Lack of Specificity in Allegations
The court also highlighted that Grice's complaint lacked specificity regarding which RICO provisions he claimed the defendants had violated. Grice's allegations were vague, and he did not clearly identify whether his claims stemmed from violations of 18 U.S.C. § 1962(a), (b), (c), or (d). The court pointed out that this ambiguity hindered the defendants' ability to respond to the allegations effectively. Furthermore, the court noted that Grice’s reliance on broad and generic references to RICO did not meet the requirement for pleading a plausible claim. The failure to specify the RICO provisions further contributed to the determination that Grice's claims were speculative and insufficient under the legal standards for RICO claims.
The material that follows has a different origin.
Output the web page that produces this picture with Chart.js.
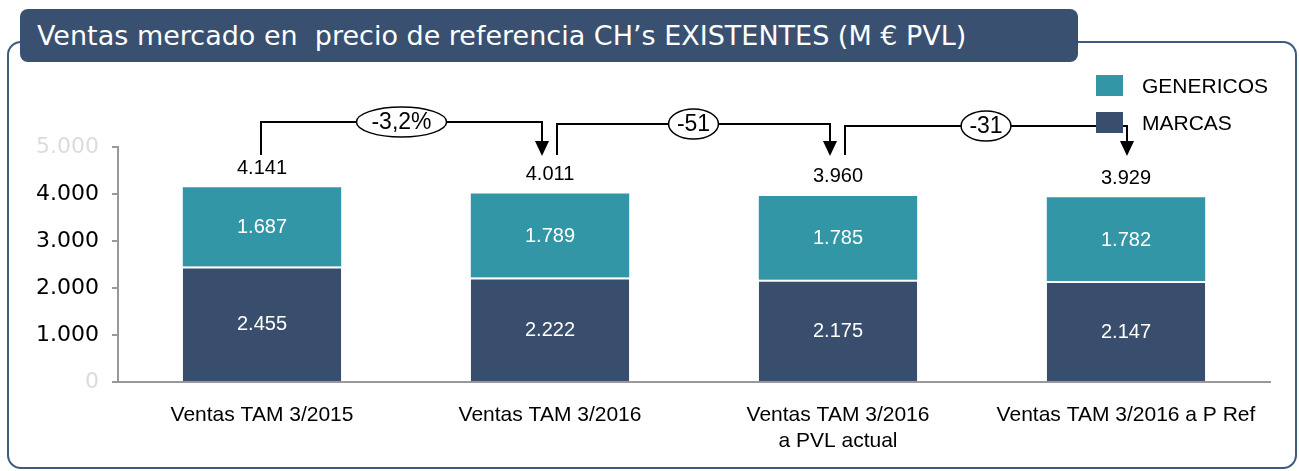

Retaliation vs. Racketeering
The court found that Grice's allegations primarily constituted claims of retaliation for refusing to participate in Leflore's unlawful activities, rather than injuries arising directly from racketeering itself. The court referred to precedent establishing that being discharged for refusing to engage in racketeering does not constitute a RICO violation. The Eighth Circuit had previously ruled that injuries stemming from retaliatory acts, rather than from the racketeering activity, do not provide standing for a civil RICO claim. In Grice's situation, the court noted that his injuries were tied to his employer's retaliatory actions rather than the alleged racketeering activities, further cementing the conclusion that he lacked standing to pursue his claims. Thus, the court emphasized that Grice's claims were not actionable under RICO due to their focus on retaliation rather than direct injuries from racketeering.
Conclusion of the Court
Ultimately, the court granted the defendants' motion to dismiss Grice's civil RICO claim, concluding that he lacked standing and failed to adequately plead the existence of an enterprise. The court dismissed Grice's RICO claims without prejudice, allowing the possibility of re-filing if he could cure the deficiencies in his complaint. Additionally, the court chose not to exercise supplemental jurisdiction over Grice's state law claims, dismissing them without prejudice as well. This decision underscored the court's determination that the allegations presented did not meet the necessary legal standards for RICO claims, emphasizing the importance of clear and specific claims when pursuing such complex legal theories.